**Challenge**:
All of the material below is to be restated word for word, apart from the pictures.

**Provided material**:
_ _ _ _

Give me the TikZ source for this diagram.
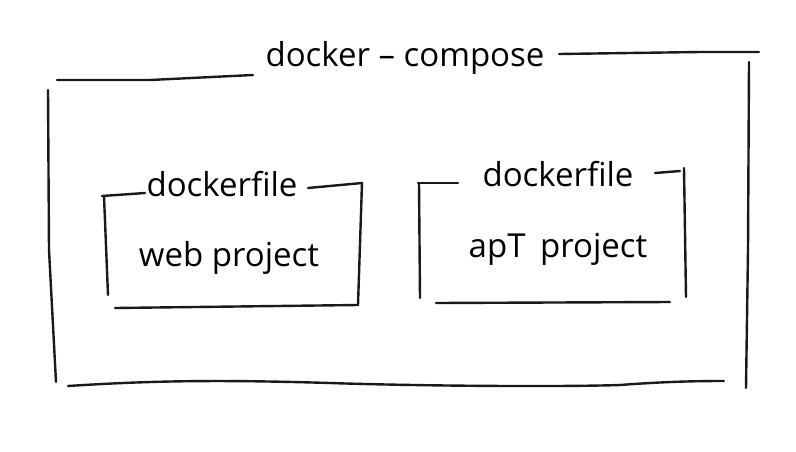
\documentclass[tikz,border=0pt]{standalone}
\usepackage{fontspec}
\setmainfont{Open Sans}
\begin{document}
\begin{tikzpicture}[x=1pt,y=-1pt,
  pen/.style={line width=2.4pt,line cap=round,line join=round,black!90},
  lbl/.style={font=\fontsize{33}{35}\selectfont, inner sep=0pt, anchor=center}]
\useasboundingbox (0,0) rectangle (796,451);
% outer frame
\draw[pen] (57,80) -- (150,80) -- (253,75);
\draw[pen] (559,54) -- (700,52) -- (759,52);
\draw[pen] (48,90) -- (49,250) -- (56,382);
\draw[pen] (749,62) -- (748,250) -- (746,388);
\draw[pen] (68,386) .. controls (160,380) and (230,380) .. (330,383) .. controls (420,386) and (560,387) .. (620,385) .. controls (660,382) and (690,381) .. (724,381);
\node[lbl] (title) at (405,58) {docker -- compose};
% left box
\draw[pen] (102,196) -- (145,193);
\draw[pen] (308,188) -- (362,183);
\draw[pen] (104,196) -- (108,295);
\draw[pen] (362,183) -- (358,305);
\draw[pen] (115,308) -- (358,305);
\node[lbl] (df1) at (222,184) {dockerfile};
\node[lbl] (web) at (229,258) {web project};
% right box
\draw[pen] (418,183) -- (458,183);
\draw[pen] (655,173) -- (680,171);
\draw[pen] (419,183) -- (420,298);
\draw[pen] (684,168) -- (686,297);
\draw[pen] (436,303) -- (670,302);
\node[lbl] (df2) at (558,174) {dockerfile};
\node[lbl] (api) at (558,249) {apT\hspace{6pt} project};
\end{tikzpicture}
\end{document}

_ _ _ _

**Finished task**:
Give me the TikZ source for this diagram.
\documentclass[tikz,border=0pt]{standalone}
\usepackage{fontspec}
\setmainfont{Open Sans}
\begin{document}
\begin{tikzpicture}[x=1pt,y=-1pt,
  pen/.style={line width=2.4pt,line cap=round,line join=round,black!90},
  lbl/.style={font=\fontsize{33}{35}\selectfont, inner sep=0pt, anchor=center}]
\useasboundingbox (0,0) rectangle (796,451);
% outer frame
\draw[pen] (57,80) -- (150,80) -- (253,75);
\draw[pen] (559,54) -- (700,52) -- (759,52);
\draw[pen] (48,90) -- (49,250) -- (56,382);
\draw[pen] (749,62) -- (748,250) -- (746,388);
\draw[pen] (68,386) .. controls (160,380) and (230,380) .. (330,383) .. controls (420,386) and (560,387) .. (620,385) .. controls (660,382) and (690,381) .. (724,381);
\node[lbl] (title) at (405,58) {docker -- compose};
% left box
\draw[pen] (102,196) -- (145,193);
\draw[pen] (308,188) -- (362,183);
\draw[pen] (104,196) -- (108,295);
\draw[pen] (362,183) -- (358,305);
\draw[pen] (115,308) -- (358,305);
\node[lbl] (df1) at (222,184) {dockerfile};
\node[lbl] (web) at (229,258) {web project};
% right box
\draw[pen] (418,183) -- (458,183);
\draw[pen] (655,173) -- (680,171);
\draw[pen] (419,183) -- (420,298);
\draw[pen] (684,168) -- (686,297);
\draw[pen] (436,303) -- (670,302);
\node[lbl] (df2) at (558,174) {dockerfile};
\node[lbl] (api) at (558,249) {apT\hspace{6pt} project};
\end{tikzpicture}
\end{document}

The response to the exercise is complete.